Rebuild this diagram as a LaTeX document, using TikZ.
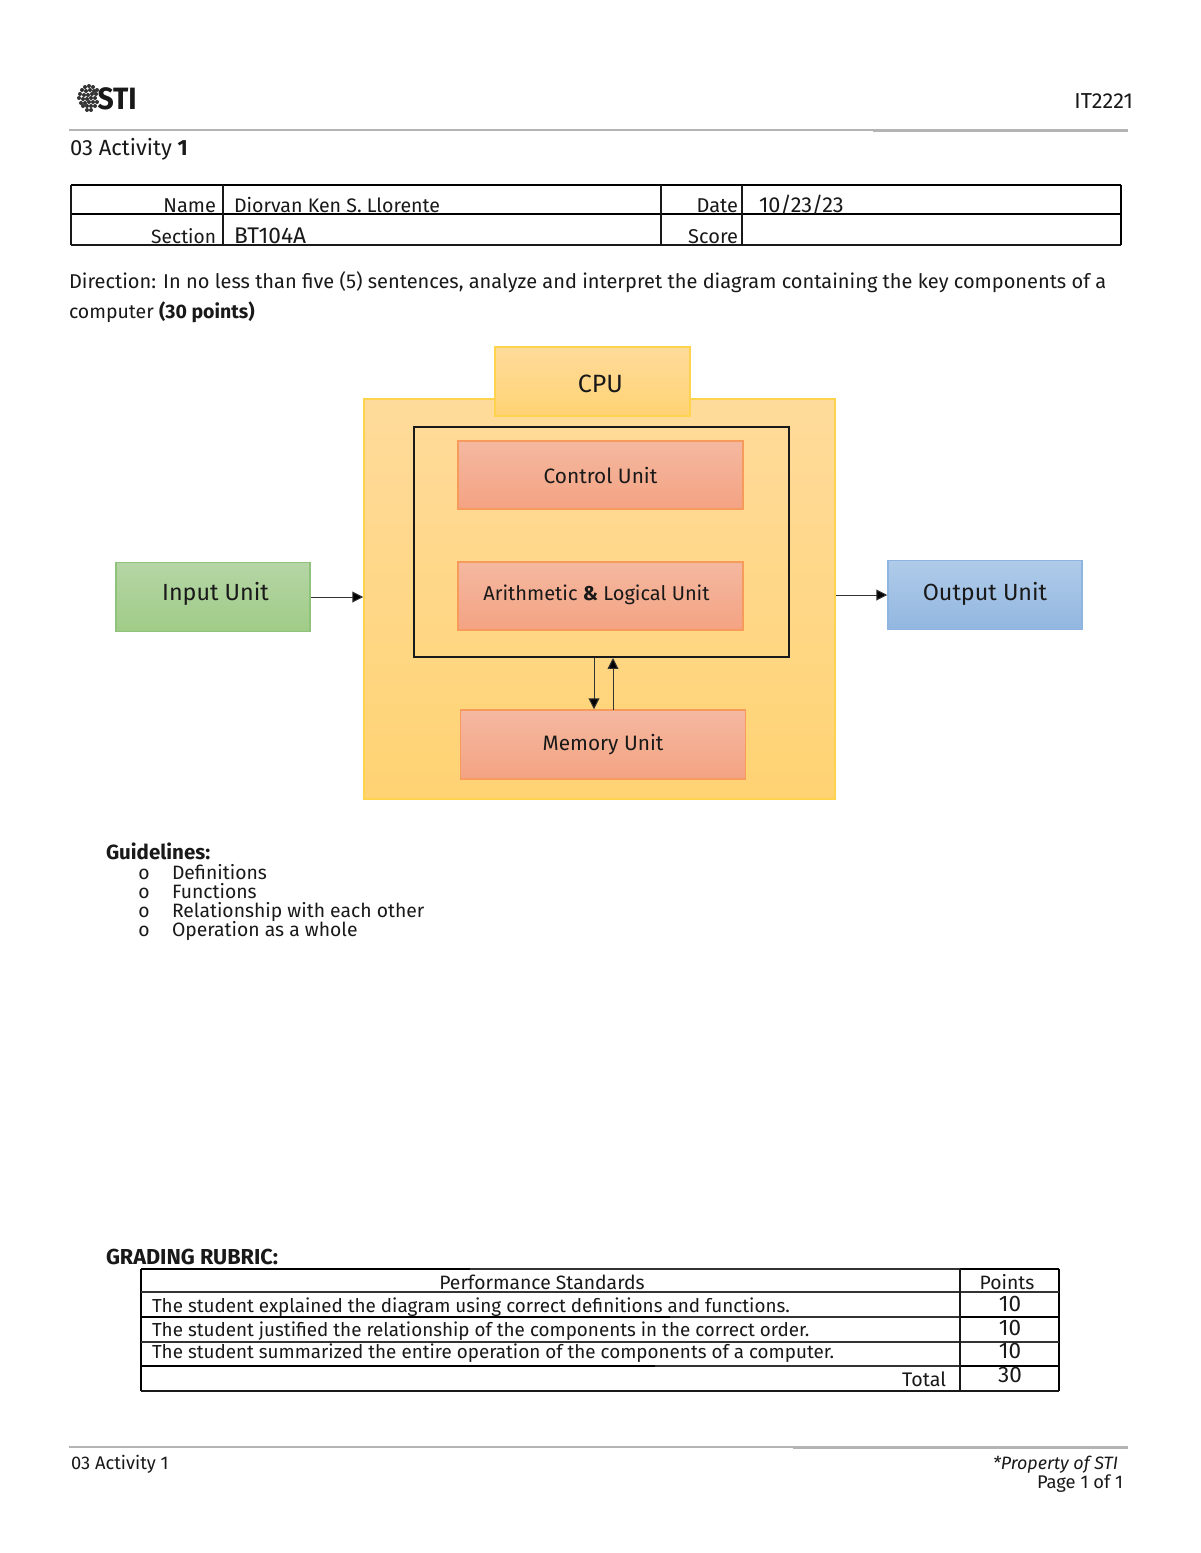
\documentclass[tikz,border=0pt]{standalone}
\usepackage{fontspec}
\setmainfont{Fira Sans}
\usetikzlibrary{arrows.meta,calc}
\definecolor{rulegray}{HTML}{B4B4B4}
\definecolor{ytop}{HTML}{FFDB9B}\definecolor{ybot}{HTML}{FFD373}\definecolor{yline}{HTML}{FFD34D}
\definecolor{rtop}{HTML}{F4B8A0}\definecolor{rbot}{HTML}{F4A383}\definecolor{rline}{HTML}{F79B5C}
\definecolor{gtop}{HTML}{B5D5A5}\definecolor{gbot}{HTML}{A0CC87}\definecolor{gline}{HTML}{8FC27A}
\definecolor{btop}{HTML}{B0CBE9}\definecolor{bbot}{HTML}{92B7E0}\definecolor{bline}{HTML}{8DB5E0}
\tikzset{
  x=0.6pt,y=-0.6pt,
  fs/.style={font=\fontsize{#1}{#1}\selectfont},
  txt/.style={inner sep=0pt,outer sep=0pt,fs=11.6,text=black!90},
  lft/.style={txt,anchor=base west},
  rgt/.style={txt,anchor=base east},
  ctr/.style={txt,anchor=base},
  frame/.style={line width=1.7pt,draw=black},
  grid/.style={line width=1pt,draw=black!90},
  thin grid/.style={line width=0.7pt,draw=black!80},
  yellowbox/.style={draw=yline,line width=0.9pt,top color=ytop,bottom color=ybot,inner sep=0pt,align=center,text=black!90},
  redbox/.style={draw=rline,line width=0.9pt,top color=rtop,bottom color=rbot,inner sep=0pt,align=center,text=black!90},
  greenbox/.style={draw=gline,line width=0.9pt,top color=gtop,bottom color=gbot,inner sep=0pt,text=black!90},
  bluebox/.style={draw=bline,line width=0.9pt,top color=btop,bottom color=bbot,inner sep=0pt,text=black!90},
  flow/.style={line width=0.6pt,draw=black!80,-{Triangle[length=6.5pt,width=6.5pt,fill=black]}},
}
\begin{document}
\begin{tikzpicture}
\useasboundingbox (0,0) rectangle (1200,1553);
\fill[white] (0,0) rectangle (1200,1553);

% logo
\begin{scope}[black!80]
\foreach \a/\b in {85/87,89/86,93/87,82/90,86/91,90/90,94/91,97/90,80/94,84/95,88/95,92/94,96/94,79/98,83/99,87/99,91/98,95/98,81/103,85/103,89/102,93/102,97/102,83/106,87/106,91/106,95/106,87/110,91/110}
  \fill (\a,\b) circle[radius=2];
\end{scope}
\node[lft,font=\fontsize{18.5}{18.5}\selectfont\bfseries,text=black!90] (logo) at (97.5,109) {\scalebox{0.92}[1]{STI}};
\node[rgt,fs=13] (code) at (1133,108) {IT2221};

% header rule
\coordinate (hl) at (69,130); \coordinate (hr) at (1128,130); \coordinate (hm) at (873,131.5);
\draw[rulegray,line width=1.1pt] (hl) -- (hr);
\draw[rulegray,line width=1.1pt] (hm) -- (hr |- hm);
\node[lft,fs=13.2] (title) at (70,155) {03 Activity \textbf{1}};

% identification table
\draw[frame] (71,185) -- (1121,185);
\draw[frame] (71,214) -- (1121,214);
\draw[grid] (71,245) -- (1121,245);
\draw[grid] (71,185) -- (71,245);
\draw[frame] (1121,185) -- (1121,245);
\draw[grid] (223,185) -- (223,245);
\draw[grid] (661,185) -- (661,245);
\draw[grid] (742,185) -- (742,245);
\node[rgt,fs=12] (n1) at (216,212) {Name};
\node[lft,fs=11.75] (n2) at (234,212) {Diorvan Ken S. Llorente};
\node[rgt,fs=12] (n3) at (738,212) {Date};
\node[lft,fs=13] (n4) at (759,212) {10/23/23};
\node[rgt,fs=11.5] (n5) at (216,243) {Section};
\node[lft,fs=13.6] (n6) at (234,243) {BT104A};
\node[rgt,fs=12] (n7) at (738,243) {Score};

% direction
\node[lft,fs=12] (d1) at (69,288) {Direction: In no less than five (5) sentences, analyze and interpret the diagram containing the key components of a};
\node[lft,fs=11.7] (d2) at (69,318) {computer \textbf{(30 points)}};

% diagram
\node[yellowbox,minimum width=282.6pt,minimum height=240pt] (cpubox) at (599.5,599) {};
\node[yellowbox,minimum width=117pt,minimum height=41.4pt,fs=15] (cputab) at (592.5,381.5) {\hspace*{9.6pt}\raisebox{-6.3pt}[0pt][0pt]{CPU}};
\node[draw=black!90,line width=1.2pt,minimum width=225pt,minimum height=138pt,inner sep=0pt] (inner) at (601.5,542) {};
\node[redbox,minimum width=171pt,minimum height=40.8pt,fs=12.5] (cu) at (600.5,475) {Control Unit};
\node[redbox,minimum width=171pt,minimum height=40.8pt,fs=12] (alu) at (600.5,596) {\hspace*{-4.8pt}\raisebox{-2.4pt}[0pt][0pt]{Arithmetic \textbf{\&} Logical Unit}};
\node[redbox,minimum width=171pt,minimum height=41.4pt,fs=12.5] (mem) at (603,744.5) {Memory Unit};
\node[greenbox,minimum width=116.4pt,minimum height=41.4pt,fs=14] (input) at (213,597) {\hspace*{3pt}\raisebox{-1.8pt}[0pt][0pt]{Input Unit}};
\node[bluebox,minimum width=116.4pt,minimum height=41.4pt,fs=14] (output) at (985,595) {\raisebox{-3pt}[0pt][0pt]{Output Unit}};
\draw[flow] (input.east) -- (input.east -| cpubox.west);
\draw[flow] (cpubox.east |- output.west) -- (output.west);
\coordinate (dn) at (594,658);
\coordinate (up) at (613,710);
\draw[flow] (dn) -- (dn |- mem.north);
\draw[flow] (up) -- (up |- inner.south);

% guidelines
\node[lft,font=\fontsize{12.3}{13}\selectfont\bfseries] (g0) at (106,859) {Guidelines:};
\foreach \n/\y/\t in {1/879/Definitions,2/898/Functions,3/917/Relationship with each other,4/936/Operation as a whole}{
  \node[ctr] (b\n) at (144,\y) {o};
  \node[lft] (g\n) at (172,\y) {\t};
}

% rubric
\node[lft,font=\fontsize{13}{13}\selectfont\bfseries] (r0) at (106,1264) {GRADING RUBRIC:};
\draw[frame] (141,1269) -- (470,1269);
\draw[thin grid] (470,1269) -- (960,1269);
\draw[frame] (960,1269) -- (1059,1269);
\draw[frame] (141,1269) -- (141,1391);
\draw[frame] (1059,1269) -- (1059,1391);
\draw[grid] (141,1391) -- (1059,1391);
\draw[thin grid] (141,1292) -- (1059,1292);
\draw[frame] (141,1317) -- (670,1317);
\draw[thin grid] (670,1317) -- (960,1317);
\draw[frame] (960,1317) -- (1059,1317);
\draw[thin grid] (141,1342) -- (1059,1342);
\draw[frame] (141,1366) -- (655,1366);
\draw[thin grid] (655,1366) -- (960,1366);
\draw[frame] (960,1366) -- (1059,1366);
\draw[grid] (960,1269) -- (960,1391);
\node[ctr] (p0) at (542,1289) {Performance Standards};
\node[ctr] (q0) at (1007,1289) {Points};
\node[lft,fs=11.3] (p1) at (152,1312) {The student explained the diagram using correct definitions and functions.};
\node[ctr,fs=13.5] (q1) at (1010,1311) {10};
\node[lft,fs=11.3] (p2) at (152,1336) {The student justified the relationship of the components in the correct order.};
\node[ctr,fs=13.5] (q2) at (1010,1335) {10};
\node[lft,fs=11.3] (p3) at (152,1358) {The student summarized the entire operation of the components of a computer.};
\node[ctr,fs=13.5] (q3) at (1010,1358) {10};
\node[rgt,fs=11.8] (p4) at (946,1386) {Total};
\node[ctr,fs=13.5] (q4) at (1010,1382) {30};

% footer
\coordinate (fl) at (69,1447); \coordinate (fr) at (1128,1447); \coordinate (fm) at (793,1448.5);
\draw[rulegray,line width=1.3pt] (fl) -- (fr);
\draw[rulegray,line width=1.1pt] (fm) -- (fr |- fm);
\node[lft,fs=11] (f1) at (71,1469) {03 Activity 1};
\node[rgt,fs=10.75] (f2) at (1118,1469) {\itshape *Property of STI};
\node[rgt,fs=11] (f3) at (1123,1488) {Page 1 of 1};
\end{tikzpicture}
\end{document}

────

What the task requires: Scan the lines for the string "using". Pick out every line that has it.

Reply:
Rebuild this diagram as a LaTeX document, using TikZ.
\node[lft,fs=11.3] (p1) at (152,1312) {The student explained the diagram using correct definitions and functions.};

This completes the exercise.